TASK DIRECTIONS:
Here is the task for the listing below: output exactly the lines from the one containing "Rebuild this chart" through the one containing "var xTicks = [10, 100, 1000, 10000];", and leave out the pictures.
======== MATERIAL FOR THIS TASK ========
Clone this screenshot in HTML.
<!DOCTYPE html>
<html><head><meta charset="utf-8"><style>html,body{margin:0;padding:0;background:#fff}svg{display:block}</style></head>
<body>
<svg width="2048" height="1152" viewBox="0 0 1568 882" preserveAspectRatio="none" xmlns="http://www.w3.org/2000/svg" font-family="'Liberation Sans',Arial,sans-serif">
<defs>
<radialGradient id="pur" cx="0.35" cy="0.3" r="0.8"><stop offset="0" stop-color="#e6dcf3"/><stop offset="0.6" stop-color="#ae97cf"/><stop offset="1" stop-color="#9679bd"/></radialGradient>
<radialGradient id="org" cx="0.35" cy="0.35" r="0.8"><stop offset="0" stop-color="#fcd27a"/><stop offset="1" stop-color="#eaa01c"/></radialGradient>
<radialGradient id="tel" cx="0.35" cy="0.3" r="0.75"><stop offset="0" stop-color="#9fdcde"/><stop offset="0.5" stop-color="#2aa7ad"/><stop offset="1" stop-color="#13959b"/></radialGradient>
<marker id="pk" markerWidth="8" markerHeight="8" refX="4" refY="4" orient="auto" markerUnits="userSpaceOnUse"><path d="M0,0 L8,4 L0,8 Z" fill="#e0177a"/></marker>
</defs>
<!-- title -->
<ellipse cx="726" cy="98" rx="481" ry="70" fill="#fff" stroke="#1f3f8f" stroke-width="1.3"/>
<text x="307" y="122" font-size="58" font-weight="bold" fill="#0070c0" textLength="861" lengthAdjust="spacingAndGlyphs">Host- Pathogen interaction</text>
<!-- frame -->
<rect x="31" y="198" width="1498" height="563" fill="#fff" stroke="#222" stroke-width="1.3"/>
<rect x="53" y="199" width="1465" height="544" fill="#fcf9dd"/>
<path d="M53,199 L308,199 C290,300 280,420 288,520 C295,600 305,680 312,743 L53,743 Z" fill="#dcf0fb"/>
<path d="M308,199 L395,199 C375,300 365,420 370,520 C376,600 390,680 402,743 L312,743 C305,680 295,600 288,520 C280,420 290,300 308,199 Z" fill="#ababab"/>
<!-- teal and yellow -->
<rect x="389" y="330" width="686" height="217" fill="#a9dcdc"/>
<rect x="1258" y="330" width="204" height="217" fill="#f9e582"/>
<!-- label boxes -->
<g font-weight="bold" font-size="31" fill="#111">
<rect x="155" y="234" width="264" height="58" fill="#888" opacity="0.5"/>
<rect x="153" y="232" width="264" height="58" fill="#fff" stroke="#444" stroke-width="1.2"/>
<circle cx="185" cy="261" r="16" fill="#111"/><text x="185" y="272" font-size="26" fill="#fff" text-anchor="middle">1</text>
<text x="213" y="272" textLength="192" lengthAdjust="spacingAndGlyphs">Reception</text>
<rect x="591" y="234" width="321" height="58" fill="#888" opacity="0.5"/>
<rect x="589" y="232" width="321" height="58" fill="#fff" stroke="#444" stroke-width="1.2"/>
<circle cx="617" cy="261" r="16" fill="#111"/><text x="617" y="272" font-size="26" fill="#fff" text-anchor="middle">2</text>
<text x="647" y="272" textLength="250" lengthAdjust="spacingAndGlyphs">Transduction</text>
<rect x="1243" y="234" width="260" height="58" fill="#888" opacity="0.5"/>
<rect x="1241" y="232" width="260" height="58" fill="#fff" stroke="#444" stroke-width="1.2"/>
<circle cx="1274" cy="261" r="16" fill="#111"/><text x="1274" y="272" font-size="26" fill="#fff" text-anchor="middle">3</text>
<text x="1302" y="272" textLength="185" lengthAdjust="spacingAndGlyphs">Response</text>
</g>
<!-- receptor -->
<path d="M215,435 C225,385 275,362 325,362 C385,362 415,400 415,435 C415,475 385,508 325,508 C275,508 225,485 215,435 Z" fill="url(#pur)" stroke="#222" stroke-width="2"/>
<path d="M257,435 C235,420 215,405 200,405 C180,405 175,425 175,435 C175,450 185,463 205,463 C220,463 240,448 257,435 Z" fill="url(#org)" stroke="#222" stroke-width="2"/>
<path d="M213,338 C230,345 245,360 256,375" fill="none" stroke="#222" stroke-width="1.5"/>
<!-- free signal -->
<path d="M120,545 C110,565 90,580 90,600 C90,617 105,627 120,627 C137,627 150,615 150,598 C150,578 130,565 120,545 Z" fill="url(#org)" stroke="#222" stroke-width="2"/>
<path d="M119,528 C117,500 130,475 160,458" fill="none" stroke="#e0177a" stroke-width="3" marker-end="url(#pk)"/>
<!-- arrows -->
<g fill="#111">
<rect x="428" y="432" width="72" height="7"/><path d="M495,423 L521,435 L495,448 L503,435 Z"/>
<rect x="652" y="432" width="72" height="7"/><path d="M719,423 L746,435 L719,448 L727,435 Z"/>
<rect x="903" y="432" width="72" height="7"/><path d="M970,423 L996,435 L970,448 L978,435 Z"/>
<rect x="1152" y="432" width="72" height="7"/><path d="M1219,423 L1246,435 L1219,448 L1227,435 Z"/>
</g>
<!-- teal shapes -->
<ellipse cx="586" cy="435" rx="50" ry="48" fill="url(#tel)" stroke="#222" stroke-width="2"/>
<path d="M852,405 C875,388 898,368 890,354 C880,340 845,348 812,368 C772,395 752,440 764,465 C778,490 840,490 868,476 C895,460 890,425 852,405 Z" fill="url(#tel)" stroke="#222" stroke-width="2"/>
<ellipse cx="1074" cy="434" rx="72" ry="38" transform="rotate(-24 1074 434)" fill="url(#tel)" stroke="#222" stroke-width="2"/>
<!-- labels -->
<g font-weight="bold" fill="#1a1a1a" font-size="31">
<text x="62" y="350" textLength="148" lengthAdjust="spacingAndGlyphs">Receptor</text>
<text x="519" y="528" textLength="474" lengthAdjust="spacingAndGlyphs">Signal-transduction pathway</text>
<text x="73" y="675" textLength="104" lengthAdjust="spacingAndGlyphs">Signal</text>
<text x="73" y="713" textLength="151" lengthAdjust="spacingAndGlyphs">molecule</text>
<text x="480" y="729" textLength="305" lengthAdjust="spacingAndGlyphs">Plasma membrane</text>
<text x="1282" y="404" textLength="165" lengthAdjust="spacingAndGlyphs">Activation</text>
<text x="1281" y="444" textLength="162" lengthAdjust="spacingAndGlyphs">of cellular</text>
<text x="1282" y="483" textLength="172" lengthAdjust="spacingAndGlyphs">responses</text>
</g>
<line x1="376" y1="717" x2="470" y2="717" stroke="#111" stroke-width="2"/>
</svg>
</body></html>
========
======== MATERIAL FOR THIS TASK ========
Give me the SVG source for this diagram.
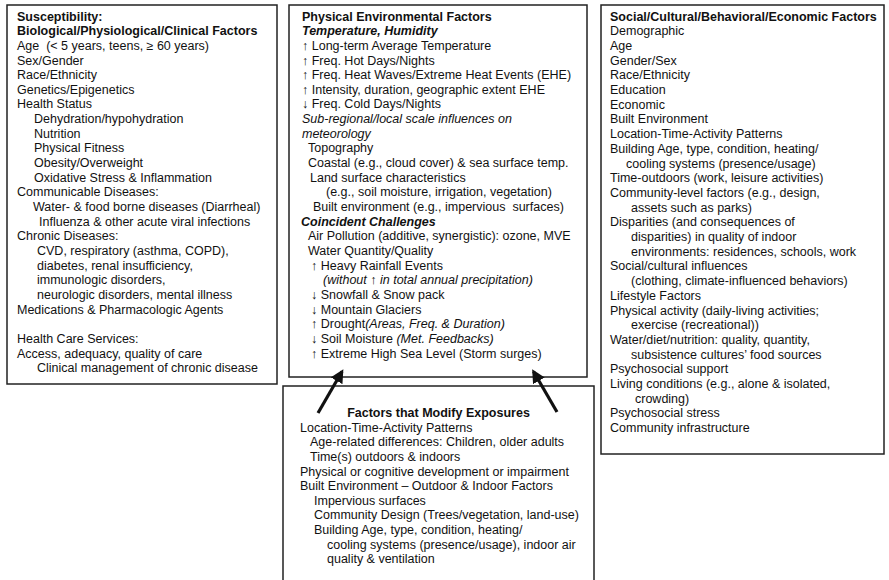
========
======== MATERIAL FOR THIS TASK ========
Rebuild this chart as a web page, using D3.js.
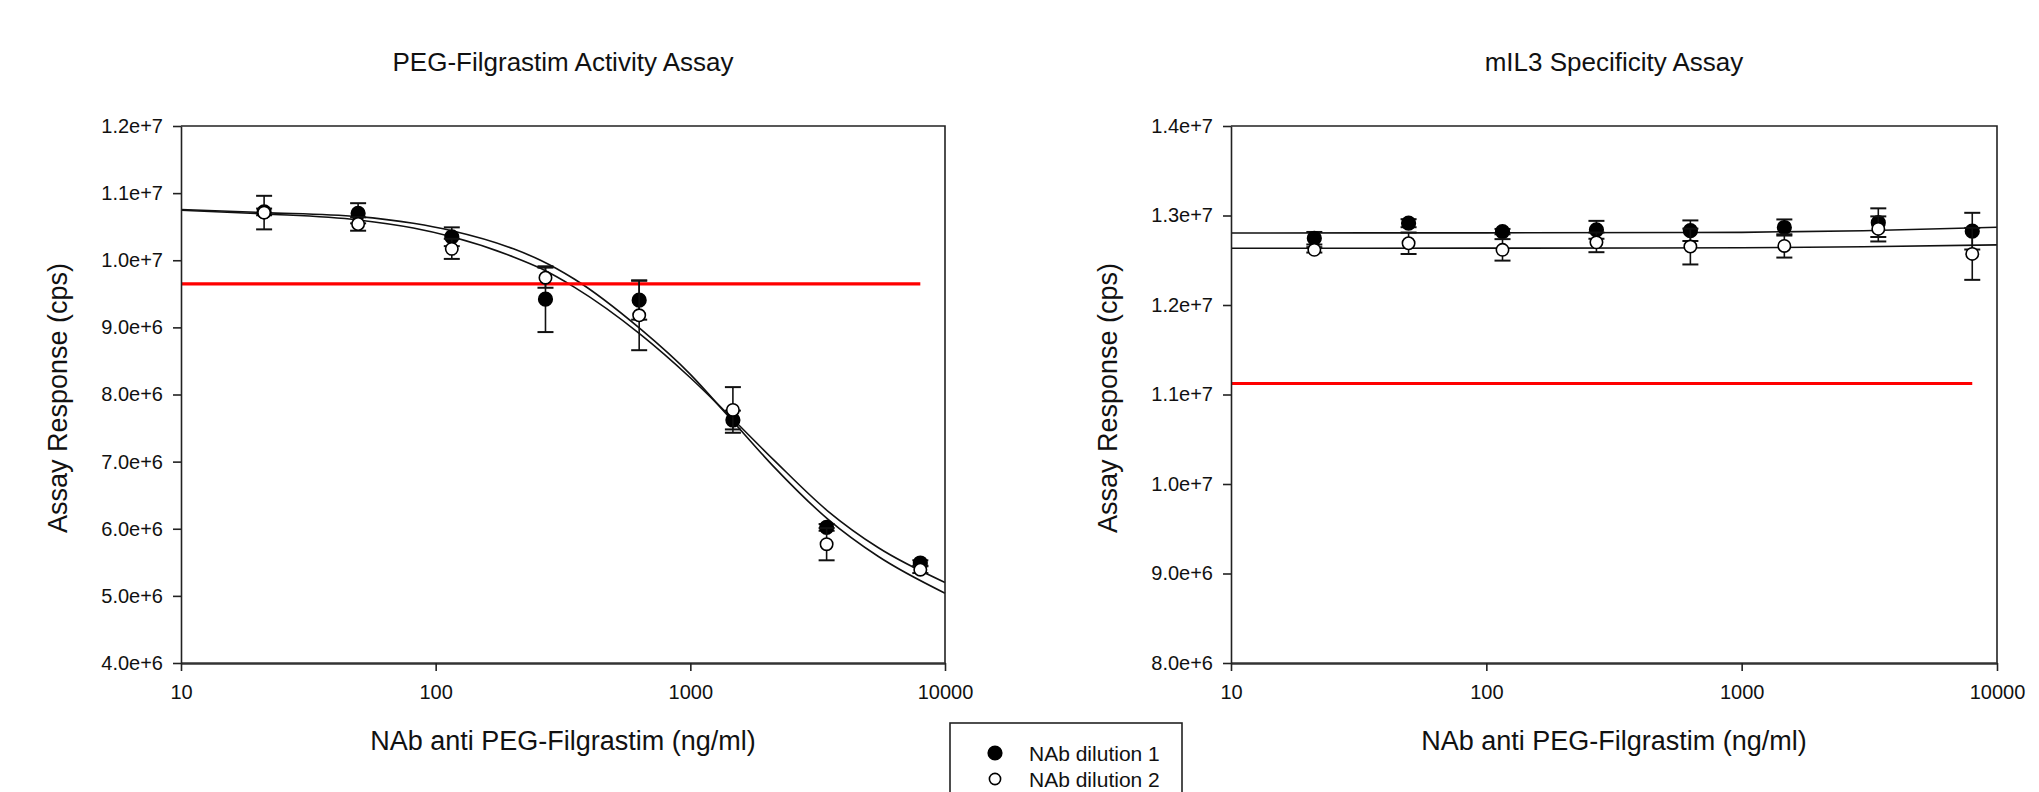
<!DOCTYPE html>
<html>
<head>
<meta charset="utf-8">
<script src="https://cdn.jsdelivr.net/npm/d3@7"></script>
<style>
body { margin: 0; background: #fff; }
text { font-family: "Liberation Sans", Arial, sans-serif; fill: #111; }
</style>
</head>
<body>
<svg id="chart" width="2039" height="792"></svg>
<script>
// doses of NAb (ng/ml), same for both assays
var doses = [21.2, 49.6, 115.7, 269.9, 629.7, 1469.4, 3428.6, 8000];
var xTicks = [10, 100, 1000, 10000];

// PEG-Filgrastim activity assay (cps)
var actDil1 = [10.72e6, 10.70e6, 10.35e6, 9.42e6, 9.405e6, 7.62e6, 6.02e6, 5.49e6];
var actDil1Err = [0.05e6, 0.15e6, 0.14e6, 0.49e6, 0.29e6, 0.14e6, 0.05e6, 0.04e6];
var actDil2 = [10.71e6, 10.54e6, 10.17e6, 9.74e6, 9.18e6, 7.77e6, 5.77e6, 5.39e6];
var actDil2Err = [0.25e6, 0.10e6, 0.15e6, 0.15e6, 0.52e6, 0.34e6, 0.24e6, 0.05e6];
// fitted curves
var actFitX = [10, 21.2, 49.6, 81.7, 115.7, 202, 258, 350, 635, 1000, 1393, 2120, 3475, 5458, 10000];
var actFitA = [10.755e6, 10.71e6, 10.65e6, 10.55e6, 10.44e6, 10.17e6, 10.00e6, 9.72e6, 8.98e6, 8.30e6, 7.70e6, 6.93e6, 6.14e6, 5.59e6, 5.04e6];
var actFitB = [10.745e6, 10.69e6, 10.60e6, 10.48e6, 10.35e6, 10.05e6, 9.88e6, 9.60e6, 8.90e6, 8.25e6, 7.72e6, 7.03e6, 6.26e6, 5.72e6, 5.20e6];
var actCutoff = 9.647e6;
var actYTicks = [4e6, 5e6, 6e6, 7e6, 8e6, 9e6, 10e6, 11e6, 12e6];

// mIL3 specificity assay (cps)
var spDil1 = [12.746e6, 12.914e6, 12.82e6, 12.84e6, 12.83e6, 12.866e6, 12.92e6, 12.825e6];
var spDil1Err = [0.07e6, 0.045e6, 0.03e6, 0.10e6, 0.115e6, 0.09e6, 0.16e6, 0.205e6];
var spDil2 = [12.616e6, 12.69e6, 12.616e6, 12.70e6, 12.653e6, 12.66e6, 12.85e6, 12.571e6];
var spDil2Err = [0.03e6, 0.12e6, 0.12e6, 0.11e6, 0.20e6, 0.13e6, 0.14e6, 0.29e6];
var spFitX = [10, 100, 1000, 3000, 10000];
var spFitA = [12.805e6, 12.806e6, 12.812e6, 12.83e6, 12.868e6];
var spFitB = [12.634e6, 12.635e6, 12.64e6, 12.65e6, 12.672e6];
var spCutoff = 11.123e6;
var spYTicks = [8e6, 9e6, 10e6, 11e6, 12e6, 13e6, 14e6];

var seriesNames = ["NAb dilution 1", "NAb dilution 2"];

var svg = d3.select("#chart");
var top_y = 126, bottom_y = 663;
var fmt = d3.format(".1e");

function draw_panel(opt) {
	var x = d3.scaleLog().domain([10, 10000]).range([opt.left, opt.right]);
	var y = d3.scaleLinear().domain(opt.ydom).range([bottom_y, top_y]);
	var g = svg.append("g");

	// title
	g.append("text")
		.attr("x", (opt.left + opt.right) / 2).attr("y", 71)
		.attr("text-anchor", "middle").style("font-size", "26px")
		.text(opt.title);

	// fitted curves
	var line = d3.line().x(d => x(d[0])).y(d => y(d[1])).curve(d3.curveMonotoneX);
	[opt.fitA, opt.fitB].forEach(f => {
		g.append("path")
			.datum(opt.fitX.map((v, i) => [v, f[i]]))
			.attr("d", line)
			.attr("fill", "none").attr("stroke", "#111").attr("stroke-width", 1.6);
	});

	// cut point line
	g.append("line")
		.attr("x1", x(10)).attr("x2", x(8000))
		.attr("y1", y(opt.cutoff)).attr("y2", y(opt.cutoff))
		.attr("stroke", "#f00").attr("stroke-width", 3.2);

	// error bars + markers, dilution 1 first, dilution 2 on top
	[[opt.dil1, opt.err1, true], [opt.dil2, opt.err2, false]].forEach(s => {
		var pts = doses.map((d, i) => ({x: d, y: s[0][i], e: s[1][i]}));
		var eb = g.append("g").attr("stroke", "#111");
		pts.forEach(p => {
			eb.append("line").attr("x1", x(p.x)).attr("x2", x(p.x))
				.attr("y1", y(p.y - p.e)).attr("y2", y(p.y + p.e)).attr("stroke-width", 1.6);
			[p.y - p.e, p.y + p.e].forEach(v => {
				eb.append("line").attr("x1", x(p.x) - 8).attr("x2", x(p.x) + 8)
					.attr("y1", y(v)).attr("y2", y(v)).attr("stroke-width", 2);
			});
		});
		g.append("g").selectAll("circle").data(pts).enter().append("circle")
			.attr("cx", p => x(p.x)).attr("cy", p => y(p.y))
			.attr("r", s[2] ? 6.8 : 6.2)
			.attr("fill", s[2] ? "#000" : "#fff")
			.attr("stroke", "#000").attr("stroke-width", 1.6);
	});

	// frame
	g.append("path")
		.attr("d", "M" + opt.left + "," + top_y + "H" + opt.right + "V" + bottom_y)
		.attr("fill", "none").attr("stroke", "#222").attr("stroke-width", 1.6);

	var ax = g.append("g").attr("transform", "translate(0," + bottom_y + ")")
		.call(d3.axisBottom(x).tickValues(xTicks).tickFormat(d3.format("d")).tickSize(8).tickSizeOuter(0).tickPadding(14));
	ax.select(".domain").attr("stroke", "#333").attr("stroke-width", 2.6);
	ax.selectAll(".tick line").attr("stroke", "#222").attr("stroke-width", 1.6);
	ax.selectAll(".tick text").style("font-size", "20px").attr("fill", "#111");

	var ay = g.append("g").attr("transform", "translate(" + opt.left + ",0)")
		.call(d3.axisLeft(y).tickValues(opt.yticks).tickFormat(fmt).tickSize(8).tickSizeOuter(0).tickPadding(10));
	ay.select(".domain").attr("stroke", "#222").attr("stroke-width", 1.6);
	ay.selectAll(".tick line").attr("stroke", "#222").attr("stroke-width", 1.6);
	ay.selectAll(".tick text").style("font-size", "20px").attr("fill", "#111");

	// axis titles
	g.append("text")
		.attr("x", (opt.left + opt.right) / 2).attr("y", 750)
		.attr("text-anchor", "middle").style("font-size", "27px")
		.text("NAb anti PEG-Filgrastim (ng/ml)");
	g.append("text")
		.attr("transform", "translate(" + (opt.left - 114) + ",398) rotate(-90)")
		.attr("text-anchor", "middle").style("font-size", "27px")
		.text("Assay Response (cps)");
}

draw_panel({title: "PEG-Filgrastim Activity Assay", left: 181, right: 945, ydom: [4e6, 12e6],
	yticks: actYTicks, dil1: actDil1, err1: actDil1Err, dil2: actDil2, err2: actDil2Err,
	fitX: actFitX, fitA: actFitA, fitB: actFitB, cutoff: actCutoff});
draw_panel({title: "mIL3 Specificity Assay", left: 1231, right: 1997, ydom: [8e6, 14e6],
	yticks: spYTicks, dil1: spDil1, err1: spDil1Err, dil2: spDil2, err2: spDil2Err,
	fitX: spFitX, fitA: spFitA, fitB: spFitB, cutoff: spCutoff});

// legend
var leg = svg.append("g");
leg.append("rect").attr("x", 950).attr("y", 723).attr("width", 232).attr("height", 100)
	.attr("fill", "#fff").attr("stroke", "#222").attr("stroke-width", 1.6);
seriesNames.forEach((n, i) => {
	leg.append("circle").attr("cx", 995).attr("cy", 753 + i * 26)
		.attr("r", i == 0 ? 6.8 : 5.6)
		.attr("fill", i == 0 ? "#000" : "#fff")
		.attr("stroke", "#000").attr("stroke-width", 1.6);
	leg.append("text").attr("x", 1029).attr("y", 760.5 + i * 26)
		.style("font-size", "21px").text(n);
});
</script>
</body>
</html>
========
SOLUTION:
Rebuild this chart as a web page, using D3.js.
<!DOCTYPE html>
<html>
<head>
<meta charset="utf-8">
<script src="https://cdn.jsdelivr.net/npm/d3@7"></script>
<style>
body { margin: 0; background: #fff; }
text { font-family: "Liberation Sans", Arial, sans-serif; fill: #111; }
</style>
</head>
<body>
<svg id="chart" width="2039" height="792"></svg>
<script>
// doses of NAb (ng/ml), same for both assays
var doses = [21.2, 49.6, 115.7, 269.9, 629.7, 1469.4, 3428.6, 8000];
var xTicks = [10, 100, 1000, 10000];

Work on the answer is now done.